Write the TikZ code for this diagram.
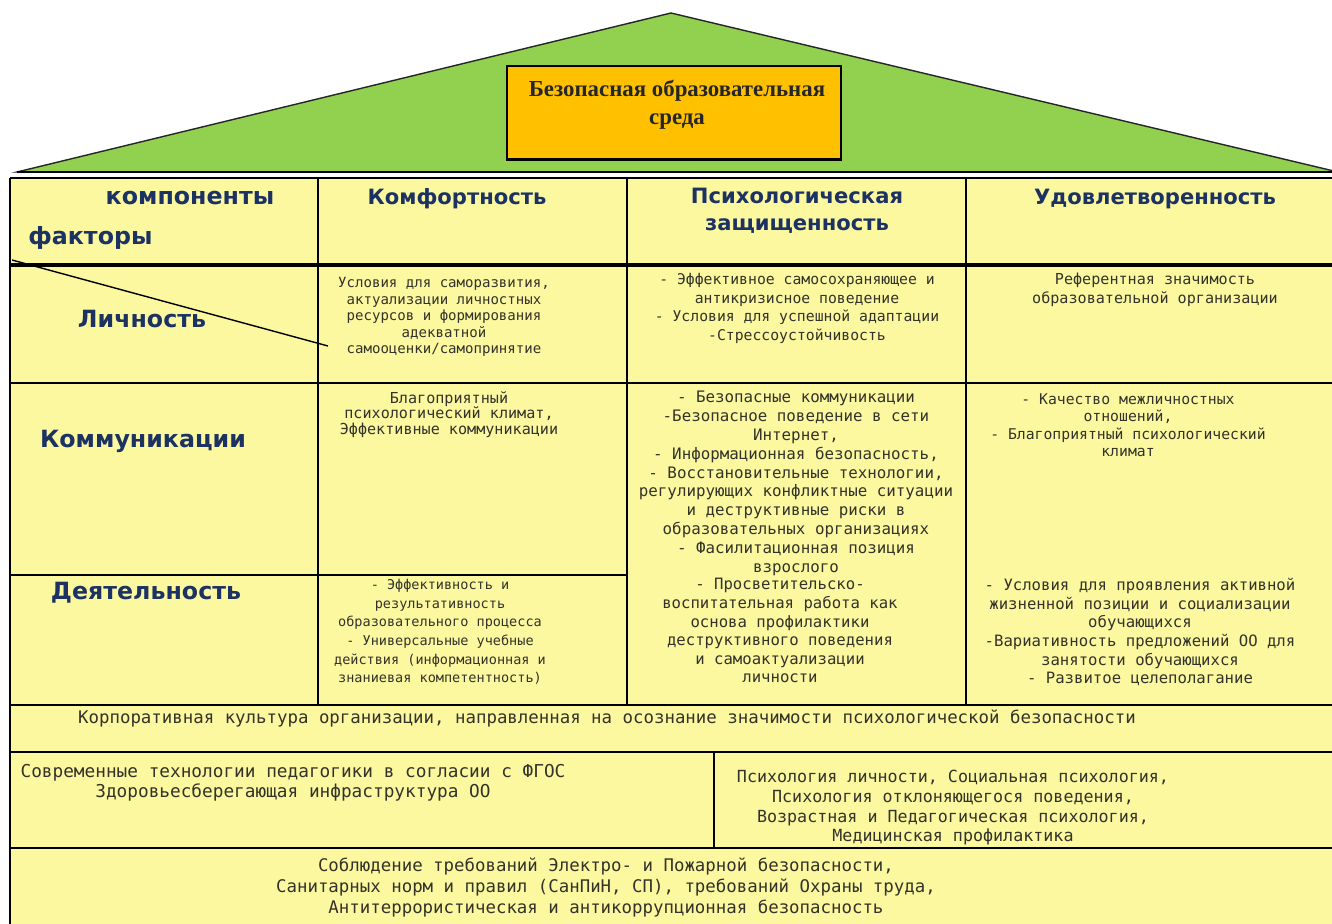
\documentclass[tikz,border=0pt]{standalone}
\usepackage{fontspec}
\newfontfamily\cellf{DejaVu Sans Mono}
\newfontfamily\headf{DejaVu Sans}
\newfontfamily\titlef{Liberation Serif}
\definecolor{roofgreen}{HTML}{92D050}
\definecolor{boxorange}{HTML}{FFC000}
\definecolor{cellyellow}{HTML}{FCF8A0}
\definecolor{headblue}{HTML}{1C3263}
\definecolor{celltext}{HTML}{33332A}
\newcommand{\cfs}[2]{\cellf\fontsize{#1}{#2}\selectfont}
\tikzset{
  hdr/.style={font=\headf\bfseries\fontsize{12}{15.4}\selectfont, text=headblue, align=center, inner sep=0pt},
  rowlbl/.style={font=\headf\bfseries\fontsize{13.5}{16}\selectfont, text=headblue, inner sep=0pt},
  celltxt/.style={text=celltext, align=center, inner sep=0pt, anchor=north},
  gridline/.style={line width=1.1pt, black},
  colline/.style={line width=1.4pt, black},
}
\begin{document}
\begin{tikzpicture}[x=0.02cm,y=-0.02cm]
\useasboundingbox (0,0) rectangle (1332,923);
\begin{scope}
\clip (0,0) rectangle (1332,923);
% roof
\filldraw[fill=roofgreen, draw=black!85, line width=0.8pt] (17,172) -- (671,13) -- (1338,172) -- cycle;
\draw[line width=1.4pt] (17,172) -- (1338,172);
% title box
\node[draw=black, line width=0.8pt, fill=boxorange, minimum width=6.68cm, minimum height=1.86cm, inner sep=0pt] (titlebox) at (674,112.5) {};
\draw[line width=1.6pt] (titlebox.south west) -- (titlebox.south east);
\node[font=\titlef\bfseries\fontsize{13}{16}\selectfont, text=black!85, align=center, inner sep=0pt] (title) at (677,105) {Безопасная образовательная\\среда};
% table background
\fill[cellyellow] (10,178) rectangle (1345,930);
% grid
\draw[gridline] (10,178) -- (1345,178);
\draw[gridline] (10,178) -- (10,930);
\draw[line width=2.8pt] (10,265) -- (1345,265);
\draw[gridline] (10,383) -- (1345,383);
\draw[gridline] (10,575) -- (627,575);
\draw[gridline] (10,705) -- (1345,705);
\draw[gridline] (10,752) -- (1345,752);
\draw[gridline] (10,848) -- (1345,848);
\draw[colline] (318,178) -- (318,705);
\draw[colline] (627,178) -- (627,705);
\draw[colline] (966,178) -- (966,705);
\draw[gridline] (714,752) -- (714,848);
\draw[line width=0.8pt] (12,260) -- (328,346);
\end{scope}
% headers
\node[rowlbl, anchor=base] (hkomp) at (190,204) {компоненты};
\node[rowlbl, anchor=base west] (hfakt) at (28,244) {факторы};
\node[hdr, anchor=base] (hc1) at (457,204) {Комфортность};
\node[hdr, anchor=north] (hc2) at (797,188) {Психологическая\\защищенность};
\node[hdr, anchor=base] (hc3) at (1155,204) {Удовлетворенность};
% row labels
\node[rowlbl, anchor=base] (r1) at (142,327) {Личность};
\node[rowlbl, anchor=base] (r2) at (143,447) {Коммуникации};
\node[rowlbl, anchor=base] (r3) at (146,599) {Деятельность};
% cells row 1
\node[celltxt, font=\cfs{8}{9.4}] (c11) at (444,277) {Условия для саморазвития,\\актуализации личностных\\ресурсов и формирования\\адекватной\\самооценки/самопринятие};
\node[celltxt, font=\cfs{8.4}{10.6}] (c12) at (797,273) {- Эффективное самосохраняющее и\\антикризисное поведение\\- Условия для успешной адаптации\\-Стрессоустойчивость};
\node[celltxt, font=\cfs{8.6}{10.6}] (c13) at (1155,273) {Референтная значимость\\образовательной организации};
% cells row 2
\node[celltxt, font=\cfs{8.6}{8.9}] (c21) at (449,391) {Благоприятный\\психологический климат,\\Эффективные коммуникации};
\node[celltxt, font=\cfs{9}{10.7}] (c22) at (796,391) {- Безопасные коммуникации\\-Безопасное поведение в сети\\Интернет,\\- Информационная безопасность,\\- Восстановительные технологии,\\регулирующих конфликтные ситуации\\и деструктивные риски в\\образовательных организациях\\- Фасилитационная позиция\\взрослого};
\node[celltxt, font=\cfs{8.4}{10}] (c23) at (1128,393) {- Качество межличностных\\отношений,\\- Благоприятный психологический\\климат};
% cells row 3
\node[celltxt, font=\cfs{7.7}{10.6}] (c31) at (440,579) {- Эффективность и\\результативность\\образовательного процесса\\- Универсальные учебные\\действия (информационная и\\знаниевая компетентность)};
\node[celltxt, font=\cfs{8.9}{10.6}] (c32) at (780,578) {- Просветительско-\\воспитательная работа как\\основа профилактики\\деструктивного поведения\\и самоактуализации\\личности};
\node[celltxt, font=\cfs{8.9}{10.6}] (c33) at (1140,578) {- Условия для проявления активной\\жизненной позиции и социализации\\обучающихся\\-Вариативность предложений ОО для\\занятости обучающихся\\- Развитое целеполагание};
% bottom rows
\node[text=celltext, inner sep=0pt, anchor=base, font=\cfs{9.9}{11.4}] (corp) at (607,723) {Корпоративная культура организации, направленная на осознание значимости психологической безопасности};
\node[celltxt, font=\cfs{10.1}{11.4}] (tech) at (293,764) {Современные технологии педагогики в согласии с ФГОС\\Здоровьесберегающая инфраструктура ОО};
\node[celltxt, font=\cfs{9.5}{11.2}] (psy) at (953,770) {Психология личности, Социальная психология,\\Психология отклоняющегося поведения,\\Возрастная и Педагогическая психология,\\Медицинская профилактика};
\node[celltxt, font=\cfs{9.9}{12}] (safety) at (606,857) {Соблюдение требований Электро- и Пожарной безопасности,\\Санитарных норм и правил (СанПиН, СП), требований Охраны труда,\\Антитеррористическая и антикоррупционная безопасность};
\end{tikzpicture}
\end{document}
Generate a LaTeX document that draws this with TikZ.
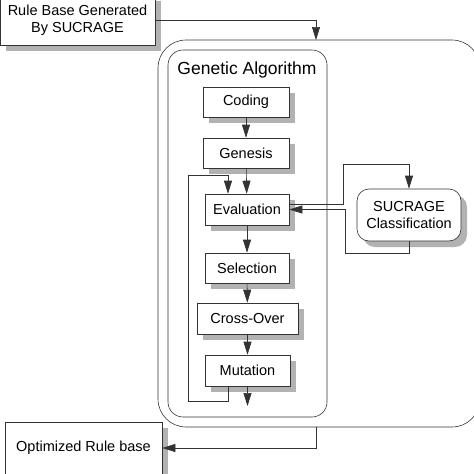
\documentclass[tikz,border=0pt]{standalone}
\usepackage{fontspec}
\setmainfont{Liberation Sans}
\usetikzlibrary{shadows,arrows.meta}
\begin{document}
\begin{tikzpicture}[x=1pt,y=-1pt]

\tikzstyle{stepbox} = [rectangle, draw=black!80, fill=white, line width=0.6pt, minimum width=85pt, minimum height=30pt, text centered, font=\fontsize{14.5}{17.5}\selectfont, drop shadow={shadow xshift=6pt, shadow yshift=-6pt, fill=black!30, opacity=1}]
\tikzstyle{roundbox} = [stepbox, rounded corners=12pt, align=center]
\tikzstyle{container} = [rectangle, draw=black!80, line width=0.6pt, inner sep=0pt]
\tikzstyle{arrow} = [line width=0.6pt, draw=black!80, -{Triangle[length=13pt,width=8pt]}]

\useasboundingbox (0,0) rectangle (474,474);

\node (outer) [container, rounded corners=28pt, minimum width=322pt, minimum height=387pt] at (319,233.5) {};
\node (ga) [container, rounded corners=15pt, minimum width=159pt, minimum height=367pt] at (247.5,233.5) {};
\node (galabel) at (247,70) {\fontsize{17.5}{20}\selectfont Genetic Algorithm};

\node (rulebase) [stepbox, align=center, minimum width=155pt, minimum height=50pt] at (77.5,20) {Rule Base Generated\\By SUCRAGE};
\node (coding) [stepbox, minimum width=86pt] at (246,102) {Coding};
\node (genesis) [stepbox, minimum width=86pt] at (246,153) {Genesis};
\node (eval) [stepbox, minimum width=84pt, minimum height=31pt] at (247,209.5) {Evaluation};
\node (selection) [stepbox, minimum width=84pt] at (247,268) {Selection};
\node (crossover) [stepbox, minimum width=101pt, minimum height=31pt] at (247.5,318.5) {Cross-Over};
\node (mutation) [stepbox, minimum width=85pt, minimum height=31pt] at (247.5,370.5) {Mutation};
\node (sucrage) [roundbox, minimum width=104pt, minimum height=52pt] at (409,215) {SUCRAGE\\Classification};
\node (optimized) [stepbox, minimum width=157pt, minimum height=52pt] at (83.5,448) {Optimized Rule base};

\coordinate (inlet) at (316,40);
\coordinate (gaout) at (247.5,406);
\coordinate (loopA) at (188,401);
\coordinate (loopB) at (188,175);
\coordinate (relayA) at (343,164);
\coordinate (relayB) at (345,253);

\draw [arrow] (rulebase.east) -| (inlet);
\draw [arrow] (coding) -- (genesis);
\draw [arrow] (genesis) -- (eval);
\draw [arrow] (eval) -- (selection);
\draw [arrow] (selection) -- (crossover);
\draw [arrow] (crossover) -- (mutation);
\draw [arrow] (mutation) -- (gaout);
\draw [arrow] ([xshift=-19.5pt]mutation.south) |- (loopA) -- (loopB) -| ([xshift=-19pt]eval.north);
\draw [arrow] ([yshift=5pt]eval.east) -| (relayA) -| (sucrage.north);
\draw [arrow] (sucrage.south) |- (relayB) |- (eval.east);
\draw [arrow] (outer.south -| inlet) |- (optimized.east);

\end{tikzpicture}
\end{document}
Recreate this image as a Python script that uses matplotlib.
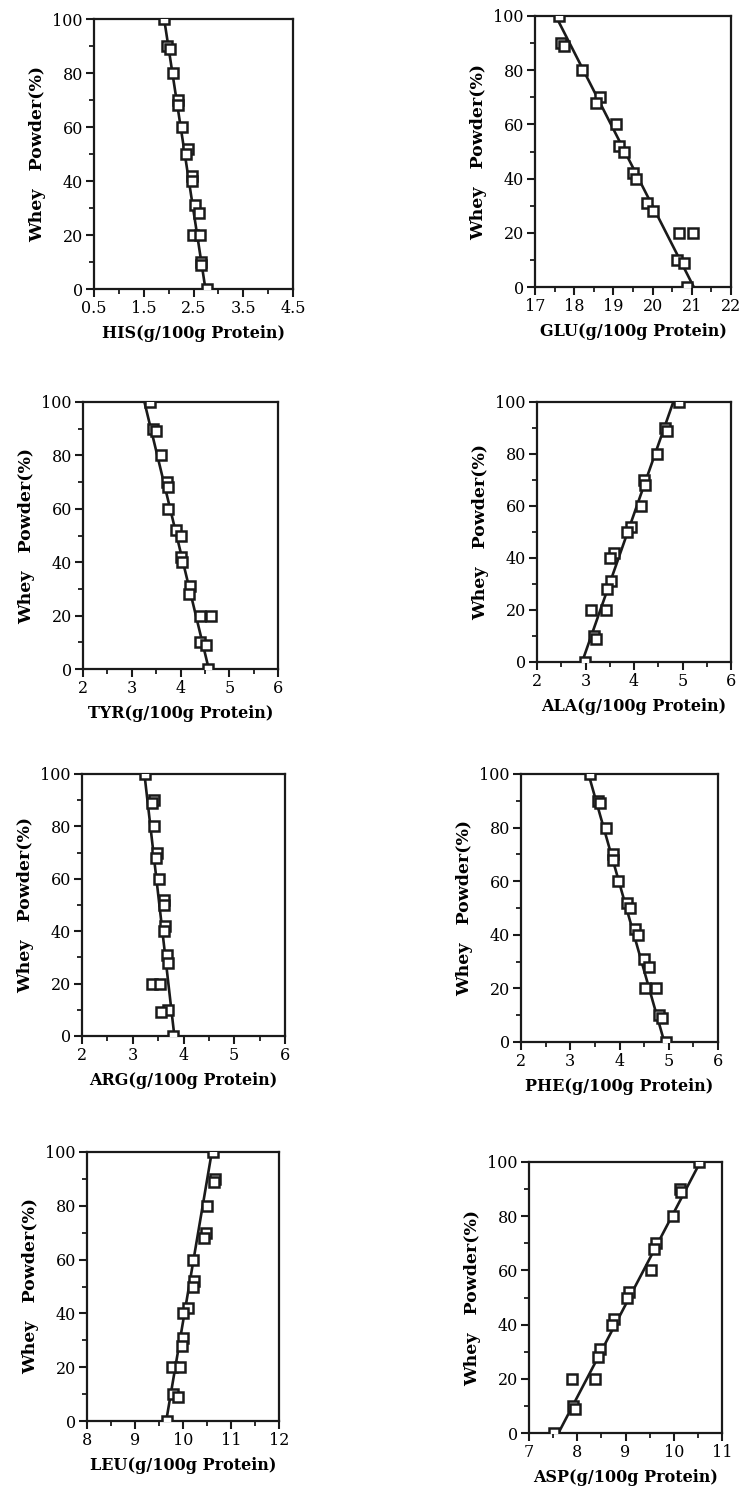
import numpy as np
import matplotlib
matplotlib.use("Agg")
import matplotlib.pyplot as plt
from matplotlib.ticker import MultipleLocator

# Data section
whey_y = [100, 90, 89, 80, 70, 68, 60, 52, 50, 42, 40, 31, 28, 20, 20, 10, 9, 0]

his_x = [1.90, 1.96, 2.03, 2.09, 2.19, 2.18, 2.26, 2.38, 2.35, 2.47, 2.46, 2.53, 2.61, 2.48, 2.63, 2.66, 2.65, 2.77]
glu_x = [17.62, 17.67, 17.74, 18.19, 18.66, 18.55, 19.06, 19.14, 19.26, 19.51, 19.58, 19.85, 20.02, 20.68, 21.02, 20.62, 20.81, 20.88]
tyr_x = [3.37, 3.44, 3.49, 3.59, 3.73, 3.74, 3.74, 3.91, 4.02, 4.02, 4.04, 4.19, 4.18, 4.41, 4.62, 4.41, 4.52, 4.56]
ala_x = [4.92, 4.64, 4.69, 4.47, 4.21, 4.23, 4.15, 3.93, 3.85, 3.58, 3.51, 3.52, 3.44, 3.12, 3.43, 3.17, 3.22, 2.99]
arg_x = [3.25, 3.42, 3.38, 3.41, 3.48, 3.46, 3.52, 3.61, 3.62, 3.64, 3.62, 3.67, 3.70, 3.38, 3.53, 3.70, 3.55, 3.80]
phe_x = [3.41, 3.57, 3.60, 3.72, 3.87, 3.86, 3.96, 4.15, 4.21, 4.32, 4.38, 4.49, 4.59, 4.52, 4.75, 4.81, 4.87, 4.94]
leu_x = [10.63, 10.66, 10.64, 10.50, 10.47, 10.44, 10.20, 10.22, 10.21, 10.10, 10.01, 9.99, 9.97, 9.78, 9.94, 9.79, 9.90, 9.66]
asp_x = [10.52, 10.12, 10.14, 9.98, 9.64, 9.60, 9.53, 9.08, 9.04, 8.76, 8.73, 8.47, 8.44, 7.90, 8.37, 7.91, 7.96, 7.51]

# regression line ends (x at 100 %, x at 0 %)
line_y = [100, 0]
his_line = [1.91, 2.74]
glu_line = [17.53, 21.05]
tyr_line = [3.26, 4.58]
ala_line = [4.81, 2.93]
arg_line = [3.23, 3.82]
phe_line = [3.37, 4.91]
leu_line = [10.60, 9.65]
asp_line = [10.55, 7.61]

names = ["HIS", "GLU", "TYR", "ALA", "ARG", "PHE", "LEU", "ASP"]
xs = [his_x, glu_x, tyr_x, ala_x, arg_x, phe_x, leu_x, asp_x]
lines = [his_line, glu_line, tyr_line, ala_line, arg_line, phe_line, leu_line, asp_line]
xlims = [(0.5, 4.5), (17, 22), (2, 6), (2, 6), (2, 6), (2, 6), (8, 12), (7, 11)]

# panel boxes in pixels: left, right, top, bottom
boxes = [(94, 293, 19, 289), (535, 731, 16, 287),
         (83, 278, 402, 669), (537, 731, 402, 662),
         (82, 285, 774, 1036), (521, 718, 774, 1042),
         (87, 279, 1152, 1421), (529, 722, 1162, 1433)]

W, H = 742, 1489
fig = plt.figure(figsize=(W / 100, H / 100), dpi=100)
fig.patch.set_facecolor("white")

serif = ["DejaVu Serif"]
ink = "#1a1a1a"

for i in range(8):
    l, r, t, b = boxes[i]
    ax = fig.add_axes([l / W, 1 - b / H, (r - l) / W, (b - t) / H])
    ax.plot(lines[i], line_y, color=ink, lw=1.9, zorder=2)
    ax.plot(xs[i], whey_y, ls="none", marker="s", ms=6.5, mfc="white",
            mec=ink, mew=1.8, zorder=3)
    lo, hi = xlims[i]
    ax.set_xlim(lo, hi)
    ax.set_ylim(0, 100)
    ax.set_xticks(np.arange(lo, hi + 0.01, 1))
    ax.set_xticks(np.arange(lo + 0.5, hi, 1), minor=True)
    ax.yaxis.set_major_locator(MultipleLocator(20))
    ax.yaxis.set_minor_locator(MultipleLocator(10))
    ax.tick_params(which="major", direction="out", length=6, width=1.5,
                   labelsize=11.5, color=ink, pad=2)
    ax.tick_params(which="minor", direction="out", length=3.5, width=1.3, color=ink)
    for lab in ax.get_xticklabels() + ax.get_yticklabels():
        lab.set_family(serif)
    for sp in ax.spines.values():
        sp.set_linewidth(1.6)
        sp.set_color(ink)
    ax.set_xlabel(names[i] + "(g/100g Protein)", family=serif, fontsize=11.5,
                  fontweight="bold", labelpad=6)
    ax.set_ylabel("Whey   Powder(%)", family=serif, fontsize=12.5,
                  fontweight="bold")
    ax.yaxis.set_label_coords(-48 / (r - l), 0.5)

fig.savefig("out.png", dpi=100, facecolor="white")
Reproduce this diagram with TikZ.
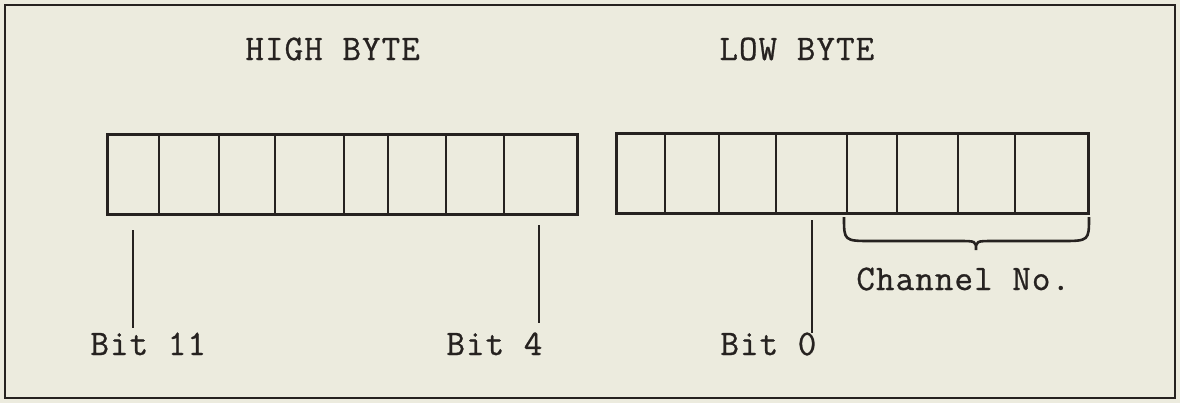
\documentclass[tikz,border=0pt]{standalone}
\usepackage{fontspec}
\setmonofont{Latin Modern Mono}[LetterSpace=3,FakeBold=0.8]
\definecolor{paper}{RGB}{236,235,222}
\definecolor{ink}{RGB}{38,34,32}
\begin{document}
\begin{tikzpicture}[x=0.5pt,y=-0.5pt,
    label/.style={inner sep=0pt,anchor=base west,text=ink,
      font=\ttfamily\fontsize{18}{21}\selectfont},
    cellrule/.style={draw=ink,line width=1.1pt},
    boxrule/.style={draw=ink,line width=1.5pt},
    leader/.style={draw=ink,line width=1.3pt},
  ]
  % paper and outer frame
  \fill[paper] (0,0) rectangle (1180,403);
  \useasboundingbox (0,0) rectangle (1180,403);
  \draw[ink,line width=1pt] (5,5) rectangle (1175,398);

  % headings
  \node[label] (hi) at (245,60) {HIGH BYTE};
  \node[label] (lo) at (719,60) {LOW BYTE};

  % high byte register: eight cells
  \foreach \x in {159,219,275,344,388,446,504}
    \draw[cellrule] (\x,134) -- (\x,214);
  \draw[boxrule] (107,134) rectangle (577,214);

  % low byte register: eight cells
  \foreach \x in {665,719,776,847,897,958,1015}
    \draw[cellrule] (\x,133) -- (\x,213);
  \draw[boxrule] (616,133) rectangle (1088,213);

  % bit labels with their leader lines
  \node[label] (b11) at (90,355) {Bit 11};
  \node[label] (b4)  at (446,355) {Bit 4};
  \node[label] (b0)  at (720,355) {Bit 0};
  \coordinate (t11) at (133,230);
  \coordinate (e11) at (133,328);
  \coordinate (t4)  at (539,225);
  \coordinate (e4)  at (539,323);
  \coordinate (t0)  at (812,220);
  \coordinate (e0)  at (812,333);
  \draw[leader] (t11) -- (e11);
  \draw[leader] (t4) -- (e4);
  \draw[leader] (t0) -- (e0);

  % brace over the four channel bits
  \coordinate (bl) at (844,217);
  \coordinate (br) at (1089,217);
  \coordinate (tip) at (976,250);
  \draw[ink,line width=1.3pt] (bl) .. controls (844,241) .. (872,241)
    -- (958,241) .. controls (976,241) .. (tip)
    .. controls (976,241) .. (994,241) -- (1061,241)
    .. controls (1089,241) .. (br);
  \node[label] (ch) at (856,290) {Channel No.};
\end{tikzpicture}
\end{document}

→ WHAT IS NEEDED
Skip all pictures. Retype exactly the span whose first line is the one with "Generate a LaTeX" and whose last line is the one with "(0,0) rectangle (474,474);".

→ COMPLETED TASK
Generate a LaTeX document that draws this with TikZ.
\documentclass[tikz,border=0pt]{standalone}
\usepackage{fontspec}
\setmainfont{Liberation Sans}
\usetikzlibrary{shadows,arrows.meta}
\begin{document}
\begin{tikzpicture}[x=1pt,y=-1pt]

\tikzstyle{stepbox} = [rectangle, draw=black!80, fill=white, line width=0.6pt, minimum width=85pt, minimum height=30pt, text centered, font=\fontsize{14.5}{17.5}\selectfont, drop shadow={shadow xshift=6pt, shadow yshift=-6pt, fill=black!30, opacity=1}]
\tikzstyle{roundbox} = [stepbox, rounded corners=12pt, align=center]
\tikzstyle{container} = [rectangle, draw=black!80, line width=0.6pt, inner sep=0pt]
\tikzstyle{arrow} = [line width=0.6pt, draw=black!80, -{Triangle[length=13pt,width=8pt]}]

\useasboundingbox (0,0) rectangle (474,474);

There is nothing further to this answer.